Sensenbrenner is just the latest lawmaker to jump into the fray over "Climate-gate," a growing scandal over the release of thousands of e-mails written by global-warming scientists that show an effort to manipulate data and prevent publication of opposition research. More than 1,000 e-mails and 2,000 other documents from the Climate Research Unit at the University of East Anglia in Great Britain were released just weeks ahead of the Copenhagen conference.

 

In his letter to Pachauri, Sensenbrenner noted an e-mail from Pennsylvania State University researcher Michael Mann that proposes warding other scientists off of "Climate Research" journal because it published scientific studies counter to the conclusions of the IPCC's contributors.

 

"The e-mails, however, demonstrate that a cabal of supposed 'cream-of-the-crop' climate scientists were indeed successful in getting editors of journals that had published contrarian views fired and that they conspired to boycott journals that did not bend to their wishes -- therefore ensuring that such views would not be adequately represented in IPCC Assessment Reports," Sensenbrenner wrote.

 

But supporters of putting curbs on fossil fuel emissions say that despite the questionable nature of the e-mails, they don't undermine the science, and point to the latest data from the very agencies wrapped up in the scandal.

 

"Global warming deniers are trying to say this is all a trick, but the truth of the matter is that our world is getting hotter, faster," said Rep.

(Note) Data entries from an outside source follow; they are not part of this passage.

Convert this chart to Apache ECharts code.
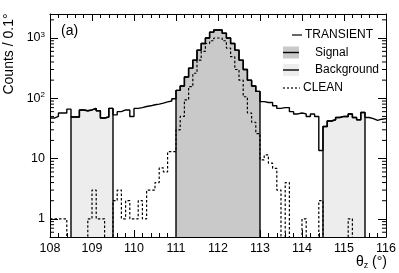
<!DOCTYPE html>
<html><head><meta charset="utf-8">
<script src="https://cdn.jsdelivr.net/npm/echarts@6/dist/echarts.min.js"></script>
<style>html,body{margin:0;padding:0;background:#fff}#c{width:399px;height:273px}</style>
</head><body><div id="c"></div>
<script>
// ---- data ----
const binStart = 108, binWidth = 0.1, binCount = 80;
const transient = [
  47, 50, 57, 57, 66,
  49, 49, 64, 62, 64, 68, 62, 47, 49, 68,
  53, 60, 64, 64, 50, 68, 70, 73, 75, 78, 80, 83, 87, 90, 98,
  135, 160, 225, 316, 430, 630, 810, 1000, 1250, 1360, 1360, 1200, 1000, 810, 630, 430, 300, 200, 160, 130,
  88, 85, 85, 75, 68, 70, 70, 60, 55, 57, 55, 50, 55, 50, 13.6,
  34, 42, 44, 48, 50, 50, 55, 48, 44, 58, 48, 46, 43, 45, 46
];
const clean = [
  1, 1, 1, 1, 0,
  0, 0, 0, 0, 1, 3, 1, 1, 0, 0,
  2, 3, 1, 2, 1, 1, 2, 1, 3, 3, 4, 7, 6, 13, 13,
  30, 50, 94, 156, 260, 430, 600, 810, 900, 1000, 1000, 900, 680, 490, 300, 200, 106, 57, 40, 26,
  9.5, 11.5, 8.4, 6.9, 3, 0, 4, 0, 0, 0, 1, 0, 0, 0, 2,
  0, 0, 0, 0, 0, 0, 1, 0, 0, 0, 0, 0, 0, 0, 0
];
const signalRange = [111, 113];
const backgroundRanges = [[108.5, 109.5], [114.5, 115.5]];
const xMin = 108, xMax = 116, xInterval = 1;
const yMin = 0.5, yMax = 2500;
const yMajorLabels = {1: '1', 10: '10', 100: '10{sup|2}', 1000: '10{sup|3}'};
const yMinorTicks = [0.6,0.7,0.8,0.9, 2,3,4,5,6,7,8,9, 20,30,40,50,60,70,80,90, 200,300,400,500,600,700,800,900, 2000];
const legendNames = ['TRANSIENT', 'Signal', 'Background', 'CLEAN'];

// ---- helpers ----
const FLOOR = 0.01; // zero-count bins drawn below the frame (log axis)
function edge(i) { return +(binStart + i * binWidth).toFixed(2); }
function v(x) { return x > 0 ? x : FLOOR; }
function stepData(vals, a, b) {
  const d = [];
  for (let i = a; i < b; i++) d.push([edge(i), v(vals[i])]);
  d.push([edge(b), v(vals[b - 1])]);
  return d;
}
function regionData(vals, lo, hi) {
  const a = Math.round((lo - binStart) / binWidth), b = Math.round((hi - binStart) / binWidth);
  return [[edge(a), FLOOR]].concat(stepData(vals, a, b), [[edge(b), FLOOR]]);
}

const FONT = 'Liberation Sans, Arial, Helvetica, sans-serif';
const chart = echarts.init(document.getElementById('c'), null, {renderer: 'canvas'});

const baseLine = {type: 'line', step: 'end', symbol: 'none', showSymbol: false, silent: true, animation: false};

const series = [];
backgroundRanges.forEach(r => series.push(Object.assign({}, baseLine, {
  name: 'Background', data: regionData(transient, r[0], r[1]),
  lineStyle: {color: '#000', width: 1.4},
  areaStyle: {color: '#ededed', opacity: 1, origin: 'start'}, z: 2
})));
series.push(Object.assign({}, baseLine, {
  name: 'Signal', data: regionData(transient, signalRange[0], signalRange[1]),
  lineStyle: {color: '#000', width: 1.4},
  areaStyle: {color: '#c9c9c9', opacity: 1, origin: 'start'}, z: 2
}));
series.push(Object.assign({}, baseLine, {
  name: 'TRANSIENT', data: stepData(transient, 0, binCount),
  lineStyle: {color: '#000', width: 1.4}, z: 4
}));
series.push(Object.assign({}, baseLine, {
  name: 'CLEAN', data: stepData(clean, 0, binCount),
  lineStyle: {color: '#000', width: 1.2, type: [2.5, 2]}, z: 5
}));
series.push({
  type: 'custom', name: 'yMinorTicks', silent: true, animation: false, z: 6,
  data: yMinorTicks.map(t => [xMin, t]),
  renderItem: function (params, api) {
    const t = api.value(1);
    const pl = api.coord([xMin, t]), pr = api.coord([xMax, t]);
    const st = {stroke: '#000', lineWidth: 1};
    return {type: 'group', children: [
      {type: 'line', shape: {x1: pl[0], y1: pl[1], x2: pl[0] + 4, y2: pl[1]}, style: st},
      {type: 'line', shape: {x1: pr[0], y1: pr[1], x2: pr[0] - 4, y2: pr[1]}, style: st}
    ]};
  }
});

const xAxisCommon = {
  type: 'value', min: xMin, max: xMax, interval: xInterval,
  axisLine: {show: true, onZero: false, lineStyle: {color: '#000', width: 1}},
  axisTick: {show: true, inside: true, length: 7, lineStyle: {color: '#000'}},
  minorTick: {show: true, splitNumber: 5, length: 4, lineStyle: {color: '#000'}},
  splitLine: {show: false}
};
const yAxisCommon = {
  type: 'log', logBase: 10, min: yMin, max: yMax,
  axisLine: {show: true, onZero: false, lineStyle: {color: '#000', width: 1}},
  axisTick: {show: true, inside: true, length: 8, lineStyle: {color: '#000'}},
  splitLine: {show: false}
};

const legendY = [35, 52.5, 70, 88];
const graphics = [
  {type: 'text', x: 9, y: 54, rotation: Math.PI / 2,
    style: {text: 'Counts / 0.1°', font: '14px ' + FONT, fill: '#000', align: 'center', verticalAlign: 'middle'}},
  {type: 'text', x: 387, y: 262,
    style: {text: 'θ{sub|z} (°)', font: '14px ' + FONT, fill: '#000', align: 'right', verticalAlign: 'middle',
      rich: {sub: {fontSize: 9, fontFamily: FONT, padding: [7, 0, 0, 0]}}}},
  {type: 'text', x: 61, y: 31,
    style: {text: '(a)', font: '14px ' + FONT, fill: '#000', align: 'left', verticalAlign: 'middle'}},
  // legend
  {type: 'line', shape: {x1: 292, y1: legendY[0], x2: 302, y2: legendY[0]}, style: {stroke: '#000', lineWidth: 1.2}},
  {type: 'text', x: 305, y: legendY[0], style: {text: legendNames[0], font: '12px ' + FONT, fill: '#000', verticalAlign: 'middle'}},
  {type: 'rect', shape: {x: 283, y: legendY[1] - 6, width: 16, height: 12}, style: {fill: '#c9c9c9'}},
  {type: 'line', shape: {x1: 283, y1: legendY[1], x2: 299, y2: legendY[1]}, style: {stroke: '#000', lineWidth: 1.4}},
  {type: 'text', x: 315, y: legendY[1], style: {text: legendNames[1], font: '12px ' + FONT, fill: '#000', verticalAlign: 'middle'}},
  {type: 'rect', shape: {x: 283, y: legendY[2] - 6, width: 16, height: 12}, style: {fill: '#ededed'}},
  {type: 'line', shape: {x1: 283, y1: legendY[2], x2: 299, y2: legendY[2]}, style: {stroke: '#000', lineWidth: 1.4}},
  {type: 'text', x: 315, y: legendY[2], style: {text: legendNames[2], font: '12px ' + FONT, fill: '#000', verticalAlign: 'middle'}},
  {type: 'line', shape: {x1: 283, y1: legendY[3], x2: 300, y2: legendY[3]}, style: {stroke: '#000', lineWidth: 1.2, lineDash: [2, 2]}},
  {type: 'text', x: 303, y: legendY[3], style: {text: legendNames[3], font: '12px ' + FONT, fill: '#000', verticalAlign: 'middle'}}
];

chart.setOption({
  animation: false,
  backgroundColor: '#fff',
  grid: {left: 50, right: 13, top: 14, bottom: 36, containLabel: false},
  xAxis: [
    Object.assign({}, xAxisCommon, {position: 'bottom',
      axisLabel: {show: true, color: '#000', fontSize: 12.5, fontFamily: FONT, margin: 5}}),
    Object.assign({}, xAxisCommon, {position: 'top', axisLabel: {show: false}})
  ],
  yAxis: [
    Object.assign({}, yAxisCommon, {position: 'left',
      axisLabel: {show: true, color: '#000', fontSize: 12.5, fontFamily: FONT, margin: 5,
        formatter: function (val) {
          const k = Math.round(val);
          return (Math.abs(val - k) < 1e-6 && yMajorLabels[k]) ? yMajorLabels[k] : '';
        },
        rich: {sup: {fontSize: 8, fontFamily: FONT, color: '#000', padding: [0, 0, 7, 0]}}}}),
    Object.assign({}, yAxisCommon, {position: 'right', axisLabel: {show: false}})
  ],
  series: series,
  graphic: graphics
});
</script></body></html>
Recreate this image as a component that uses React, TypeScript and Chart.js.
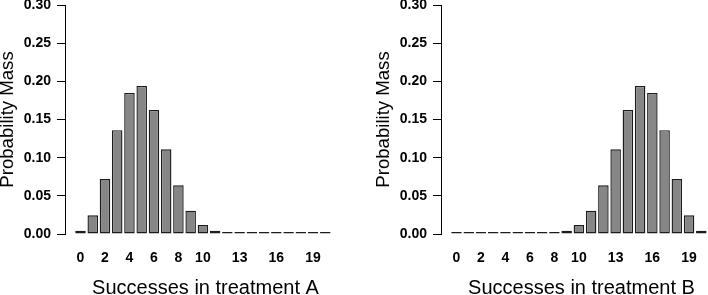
import React, { useEffect, useRef } from "react";
import { Chart, registerables } from "chart.js";

Chart.register(...registerables);

// Number of successes (0..20)
const successes = [0, 1, 2, 3, 4, 5, 6, 7, 8, 9, 10, 11, 12, 13, 14, 15, 16, 17, 18, 19, 20];

// Probability mass, treatment A
const probA = [
  0.0043, 0.0245, 0.072, 0.136, 0.1848, 0.194, 0.1625, 0.111, 0.0638, 0.0305, 0.0118,
  0.0043, 0.0012, 0.0002, 0.0001, 0.0001, 0.0001, 0.0001, 0.0001, 0.0001, 0.0001,
];

// Probability mass, treatment B
const probB = [
  0.0001, 0.0001, 0.0001, 0.0001, 0.0001, 0.0001, 0.0001, 0.0002, 0.0012, 0.0043, 0.0118,
  0.0305, 0.0638, 0.111, 0.1625, 0.194, 0.1848, 0.136, 0.072, 0.0245, 0.0043,
];

const xTickValues = [0, 2, 4, 6, 8, 10, 13, 16, 19];
const yTickValues = [0, 0.05, 0.1, 0.15, 0.2, 0.25, 0.3];

const FONT = "'Liberation Sans', Arial, Helvetica, sans-serif";
const FILL = "#868686";
const EDGE = "#1c1c1c";
const W = 376;
const H = 295;

function Panel({ values, title, left }: { values: number[]; title: string; left: number }) {
  const ref = useRef<HTMLCanvasElement>(null);
  useEffect(() => {
    const chart = new Chart(ref.current as HTMLCanvasElement, {
      type: "bar",
      data: {
        datasets: [
          {
            data: successes.map((s, i) => ({ x: s, y: values[i] })),
            backgroundColor: FILL,
            borderColor: EDGE,
            borderWidth: 1.4,
            borderSkipped: false,
            minBarLength: 2,
            barPercentage: 0.86,
            categoryPercentage: 1,
          } as any,
        ],
      },
      options: {
        animation: false,
        responsive: false,
        maintainAspectRatio: false,
        layout: { padding: { left: 0, right: 30, top: 0, bottom: 0 } },
        plugins: { legend: { display: false }, tooltip: { enabled: false } },
        scales: {
          x: {
            type: "linear",
            offset: false,
            min: -1.266,
            max: 21.69,
            grid: { display: false, drawTicks: false },
            border: { display: false },
            afterBuildTicks: (s: any) => {
              s.ticks = xTickValues.map((v) => ({ value: v }));
            },
            ticks: {
              autoSkip: false,
              maxRotation: 0,
              padding: 16,
              color: "#000",
              font: { family: FONT, size: 14, weight: "bold", lineHeight: 1.2 },
              callback: (v: any) => String(v),
            },
            title: {
              display: true,
              text: title,
              color: "#000",
              font: { family: FONT, size: 20, lineHeight: 0.7 },
              padding: 0,
            },
            afterFit: (s: any) => {
              s.height = 61;
            },
          } as any,
          y: {
            min: 0,
            max: 0.3,
            afterBuildTicks: (s: any) => {
              s.ticks = yTickValues.map((v) => ({ value: v }));
            },
            grid: { drawOnChartArea: false, drawTicks: true, tickLength: 8, color: "#000", lineWidth: 1 },
            border: { display: true, color: "#000", width: 1 },
            ticks: {
              padding: 6,
              color: "#000",
              font: { family: FONT, size: 14, weight: "bold", lineHeight: 0.7 },
              callback: (v: any) => Number(v).toFixed(2),
            },
            title: {
              display: true,
              text: "Probability Mass",
              color: "#000",
              font: { family: FONT, size: 18.6, lineHeight: 0.9 },
              padding: 0,
            },
            afterFit: (s: any) => {
              s.width = 65;
              s.paddingTop = 5;
              s.paddingBottom = 0;
            },
          } as any,
        },
      },
    });
    return () => chart.destroy();
  }, [values, title]);
  return (
    <canvas
      ref={ref}
      width={W}
      height={H}
      style={{ position: "absolute", left, top: 0, width: W, height: H }}
    />
  );
}

export default function App() {
  return (
    <div
      style={{
        position: "fixed",
        left: 0,
        top: 0,
        width: 708,
        height: 295,
        overflow: "hidden",
        background: "#fff",
      }}
    >
      <Panel values={probA} title="Successes in treatment A" left={0} />
      <Panel values={probB} title="Successes in treatment B" left={376} />
    </div>
  );
}
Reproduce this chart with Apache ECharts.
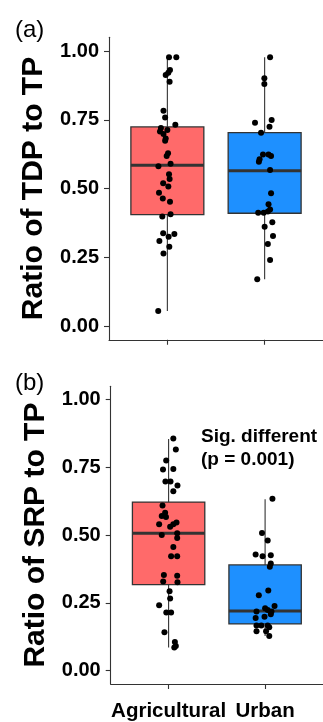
<!DOCTYPE html>
<html>
<head>
<meta charset="utf-8">
<script src="https://cdn.jsdelivr.net/npm/echarts@6/dist/echarts.min.js"></script>
<style>
html,body{margin:0;padding:0;background:#fff;}
#chart{width:323px;height:722px;}
</style>
</head>
<body>
<div id="chart"></div>
<script>
// ---------- data ----------
const categories = ['Agricultural', 'Urban'];
const yTicks = [0, 0.25, 0.5, 0.75, 1];
const xTicks = [1, 2];
const panelLabels = ['(a)', '(b)'];
const yTitles = ['Ratio of TDP to TP', 'Ratio of SRP to TP'];
const annotation = 'Sig. different\n(p = 0.001)';

// box stats: [lower whisker, Q1, median, Q3, upper whisker]
const tdpAgriBox = [0.055, 0.405, 0.585, 0.724, 0.977];
const tdpUrbanBox = [0.170, 0.410, 0.565, 0.703, 0.977];
const srpAgriBox = [0.085, 0.317, 0.507, 0.622, 0.855];
const srpUrbanBox = [0.127, 0.172, 0.220, 0.390, 0.632];

// jittered observations: [jittered category position, ratio]
const tdpAgriPts = [[1.017,0.977],[1.092,0.977],[1.027,0.931],[1.010,0.921],[0.983,0.913],[1.023,0.888],[0.960,0.783],[0.977,0.758],[1.082,0.732],[0.934,0.720],[1.000,0.713],[0.924,0.707],[0.960,0.698],[0.983,0.682],[0.977,0.674],[1.007,0.628],[0.993,0.618],[0.908,0.581],[1.033,0.590],[1.017,0.552],[1.023,0.535],[0.957,0.519],[1.010,0.507],[0.914,0.485],[0.953,0.464],[1.027,0.452],[1.033,0.406],[0.948,0.398],[0.957,0.337],[1.072,0.335],[1.013,0.325],[0.918,0.309],[1.020,0.288],[0.960,0.264],[0.906,0.055]];
const tdpUrbanPts = [[2.056,0.977],[1.997,0.901],[1.997,0.880],[1.901,0.739],[2.072,0.749],[2.050,0.725],[1.963,0.703],[1.983,0.624],[2.040,0.624],[2.066,0.618],[1.948,0.606],[1.941,0.597],[2.056,0.567],[2.066,0.483],[2.040,0.443],[2.056,0.424],[2.033,0.416],[1.934,0.412],[1.990,0.412],[2.079,0.377],[2.000,0.361],[2.086,0.327],[2.033,0.298],[2.056,0.240],[1.924,0.170]];
const srpAgriPts = [[1.049,0.857],[1.075,0.816],[0.975,0.776],[0.942,0.742],[1.049,0.744],[0.967,0.698],[1.020,0.698],[1.092,0.683],[1.049,0.662],[0.937,0.609],[0.964,0.583],[0.973,0.567],[0.929,0.571],[0.902,0.540],[1.016,0.531],[1.049,0.540],[1.082,0.547],[0.929,0.500],[1.089,0.507],[1.089,0.489],[1.049,0.456],[1.026,0.422],[1.089,0.422],[0.951,0.353],[1.089,0.350],[0.944,0.329],[1.092,0.326],[1.010,0.293],[1.016,0.266],[0.902,0.241],[0.976,0.214],[1.026,0.214],[0.957,0.141],[1.065,0.105],[1.075,0.090],[1.059,0.085]];
const srpUrbanPts = [[2.076,0.634],[1.968,0.508],[2.027,0.480],[1.902,0.428],[1.974,0.422],[2.059,0.426],[2.059,0.395],[2.049,0.383],[2.033,0.295],[1.935,0.278],[2.098,0.238],[2.000,0.230],[2.027,0.223],[1.911,0.218],[2.066,0.218],[2.059,0.208],[1.994,0.198],[1.902,0.194],[1.911,0.166],[1.961,0.166],[2.027,0.166],[2.043,0.160],[1.911,0.145],[2.010,0.145],[2.043,0.127]];

// ---------- styles ----------
const FONT = "'Liberation Sans', Arial, sans-serif";
const fills = ['#FF6A6A', '#1E90FF'];
const dark = '#333333';
const BOX_HALF = 0.375;

const chart = echarts.init(document.getElementById('chart'), null, {renderer: 'canvas'});

function boxData(boxes) {
  return boxes.map((b, i) => [xTicks[i]].concat(b));
}

function renderBox(params, api) {
  const x = api.value(0);
  const lo = api.value(1), q1 = api.value(2), med = api.value(3), q3 = api.value(4), hi = api.value(5);
  const pLo = api.coord([x, lo]);
  const pHi = api.coord([x, hi]);
  const tl = api.coord([x - BOX_HALF, q3]);
  const br = api.coord([x + BOX_HALF, q1]);
  const mL = api.coord([x - BOX_HALF, med]);
  const mR = api.coord([x + BOX_HALF, med]);
  const q1p = api.coord([x, q1]);
  const q3p = api.coord([x, q3]);
  const fill = fills[params.dataIndex];
  return {
    type: 'group',
    children: [
      {type: 'line', shape: {x1: pHi[0], y1: pHi[1], x2: q3p[0], y2: q3p[1]}, style: {stroke: dark, lineWidth: 1.1}},
      {type: 'line', shape: {x1: pLo[0], y1: pLo[1], x2: q1p[0], y2: q1p[1]}, style: {stroke: dark, lineWidth: 1.1}},
      {type: 'rect', shape: {x: tl[0], y: tl[1], width: br[0] - tl[0], height: br[1] - tl[1]}, style: {fill: fill, stroke: dark, lineWidth: 1.3}},
      {type: 'line', shape: {x1: mL[0], y1: mL[1], x2: mR[0], y2: mR[1]}, style: {stroke: dark, lineWidth: 3}}
    ]
  };
}

const grids = [
  {left: 109, top: 37.25, width: 222.6, height: 302.5},
  {left: 110.7, top: 386.2, width: 223.6, height: 303.3}
];

function makeX(idx, showLabels) {
  return {
    type: 'value', gridIndex: idx, min: 0.4, max: 2.6,
    axisLine: {show: true, onZero: false, lineStyle: {color: dark, width: 1.1}},
    axisTick: {show: true, length: 5, customValues: xTicks, lineStyle: {color: dark, width: 1.1}},
    axisLabel: {show: showLabels, customValues: xTicks, margin: 17,
      formatter: v => categories[Math.round(v) - 1],
      fontFamily: FONT, fontWeight: 'bold', fontSize: 20.5, color: '#000'},
    splitLine: {show: false}
  };
}
function makeY(idx) {
  return {
    type: 'value', gridIndex: idx, min: -0.05, max: 1.05,
    name: yTitles[idx], nameLocation: 'middle', nameGap: 57,
    nameTextStyle: {fontFamily: FONT, fontWeight: 'bold', fontSize: 30, color: '#000'},
    axisLine: {show: true, onZero: false, lineStyle: {color: dark, width: 1.1}},
    axisTick: {show: true, length: 5, customValues: yTicks, lineStyle: {color: dark, width: 1.1}},
    axisLabel: {customValues: yTicks, margin: 10, formatter: v => v.toFixed(2),
      fontFamily: FONT, fontWeight: 'bold', fontSize: 20, color: '#000'},
    splitLine: {show: false}
  };
}

function scatter(idx, pts) {
  return {type: 'scatter', xAxisIndex: idx, yAxisIndex: idx, data: pts, symbol: 'circle', symbolSize: 6,
    itemStyle: {color: '#000', opacity: 1}, z: 5, silent: true};
}

const option = {
  backgroundColor: '#fff',
  animation: false,
  grid: grids,
  xAxis: [makeX(0, false), makeX(1, true)],
  yAxis: [makeY(0), makeY(1)],
  graphic: [
    {type: 'text', left: 15, top: 18, style: {text: panelLabels[0], font: '24px ' + FONT, fill: '#000'}},
    {type: 'text', left: 15, top: 371, style: {text: panelLabels[1], font: '24px ' + FONT, fill: '#000'}},
    {type: 'text', left: 201, top: 425, style: {text: annotation, font: 'bold 19px ' + FONT, fill: '#000', lineHeight: 23}}
  ],
  series: [
    {type: 'custom', xAxisIndex: 0, yAxisIndex: 0, renderItem: renderBox, data: boxData([tdpAgriBox, tdpUrbanBox]), encode: {x: 0, y: [1,2,3,4,5]}, z: 2, silent: true},
    {type: 'custom', xAxisIndex: 1, yAxisIndex: 1, renderItem: renderBox, data: boxData([srpAgriBox, srpUrbanBox]), encode: {x: 0, y: [1,2,3,4,5]}, z: 2, silent: true},
    scatter(0, tdpAgriPts), scatter(0, tdpUrbanPts),
    scatter(1, srpAgriPts), scatter(1, srpUrbanPts)
  ]
};
chart.setOption(option);
</script>
</body>
</html>
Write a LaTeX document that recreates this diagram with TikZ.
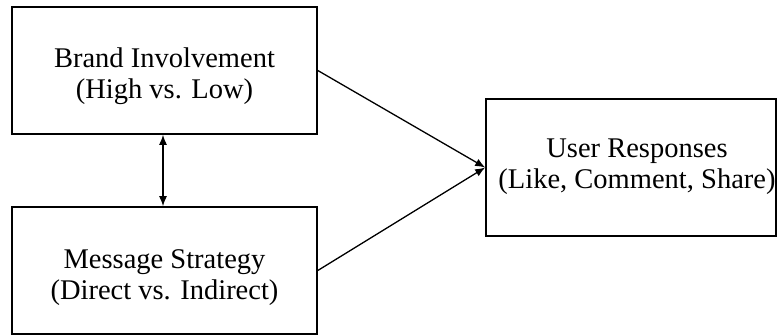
\documentclass[tikz,border=0pt]{standalone}
\usepackage{fontspec}
\setmainfont{Liberation Serif}
\usetikzlibrary{arrows.meta}
\begin{document}
\begin{tikzpicture}[x=1pt,y=-1pt,
  box/.style={draw=black,line width=1.6pt,minimum width=305pt,minimum height=127pt,inner sep=0pt},
  lbl/.style={align=center,inner sep=0pt,font=\fontsize{28.5}{31}\selectfont},
  tip/.tip={Latex[length=10pt,width=8pt]},
  link/.style={line width=1.3pt,-tip}]
\useasboundingbox (0,0) rectangle (777,336);
\node[box] (bi) at (164.5,70.5) {};
\node[box] (ms) at (164.5,270.5) {};
\node[box,minimum width=290pt,minimum height=137pt] (ur) at (631,167.5) {};
\node[lbl] (bit) at (164.5,76) {Brand Involvement\\(High vs. Low)};
\node[lbl] (mst) at (164.5,278) {Message Strategy\\(Direct vs. Indirect)};
\node[lbl] (urt) at (637,167) {User Responses\\(Like, Comment, Share)};
\draw[link] (bi.east) -- (ur.west);
\draw[link] (ms.east) -- (ur.west);
\draw[line width=1.3pt,tip-tip] (bi.south -| 163,0) -- (ms.north -| 163,0);
\end{tikzpicture}
\end{document}
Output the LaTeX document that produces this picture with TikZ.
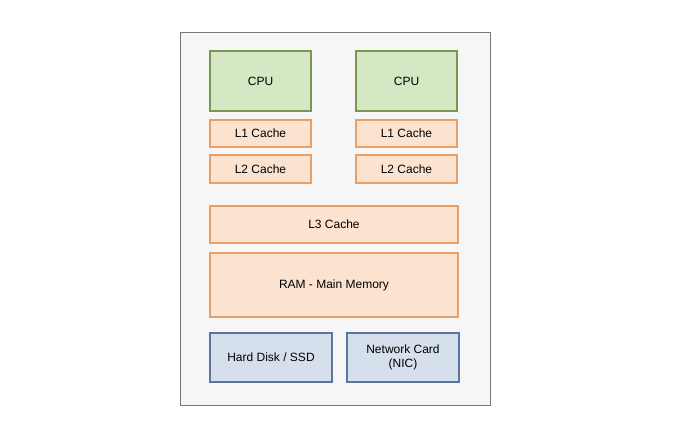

Edward J. Markey, D-Mass., chairman of the Select Committee on Energy Independence and Global Warming and a co-author of legislation to limit greenhouse gas emissions.

 

Markey cited data from the National Oceanic and Atmospheric Administration, which concluded that this decade had an average global surface temperature about 1 degree fahrenheit above the 20th century average.

 

Data from NOAA as well as NASA and the Climate Research Unit at the University of East Anglia are used by the World Meteorological Organization, the U.N.'s weather agency. Michel Jarraud, secretary-general of the WMO, announced at Copenhagen on Tuesday that 2000-2009 "is very likely to be the warmest on record, warmer than the 1990s, than the 1980s and so on."

 

"There is a mountain of evidence proving global warming is a fact, but the defenders of the fossil fuel status quo are using a molehill of a scandal to distract the world. The deniers will not win, because they are wrong," Markey said.

 

Obama is headed to Copenhagen next week for the end of the conference. After the Environmental Protection Agency on Monday issued a scientific finding on the danger of carbon dioxide, several Republicans say they fear Obama will make pledges at the conference that will try to bypass congressional approval.